Council officials have warned a community group they must apply for planning permission after discovering rooms over a shop were being used as a mosque.

Planning officials visited the site after being told the rooms that run above a number of shops near Ipswich town centre were being used as a mosque and community centre.

They discovered that some of the people there had been involved with an ill-fated project to redevelop the former Rose and Crown pub on the junction of Bramford Road and Norwich Road as a Kurdish Community Centre and mosque.

Those at the new centre were told that they would need to apply for planning permission to continue to use it as a mosque and community centre - even if it was for only a temporary period.

The exact location of the site has not been revealed but it is set to be monitored by the borough's planning enforcement officials.

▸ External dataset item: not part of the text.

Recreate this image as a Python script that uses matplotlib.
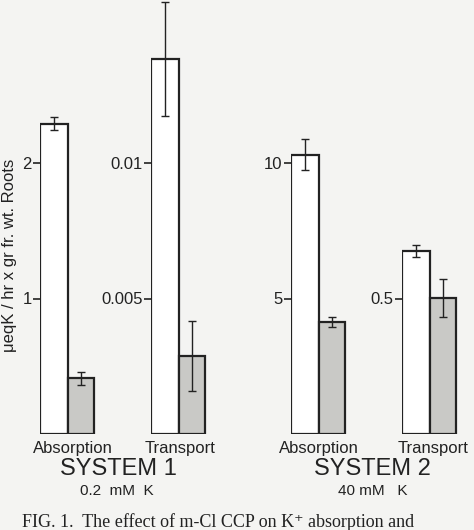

Officials were told that the community would be hiring a planning consultant with a view towards applying for temporary retrospective planning permission to allow them to use the premises.

Members of the borough's planning and development committee will be told about the visit during their meeting next week.

The conversion work on the former Rose and Crown pub - which closed in 2011 - came to an abrupt halt in the autumn of 2017 after builders brought in from another part of the country were found to have removed load-bearing walls.

Work had to stop because of the danger of collapse, and Bramford Road was closed for several weeks until emergency work to prevent further damage.

The former pub was eventually demolished by the borough in early 2020 after it took over the land and charged the former owners for the work.

There is no suggestion that there are any structural changes planned for the new premises - but the creation of a new community centre or place of worship does require specific planning permission and this new site is being monitored by enforcement officials from the borough's planning department.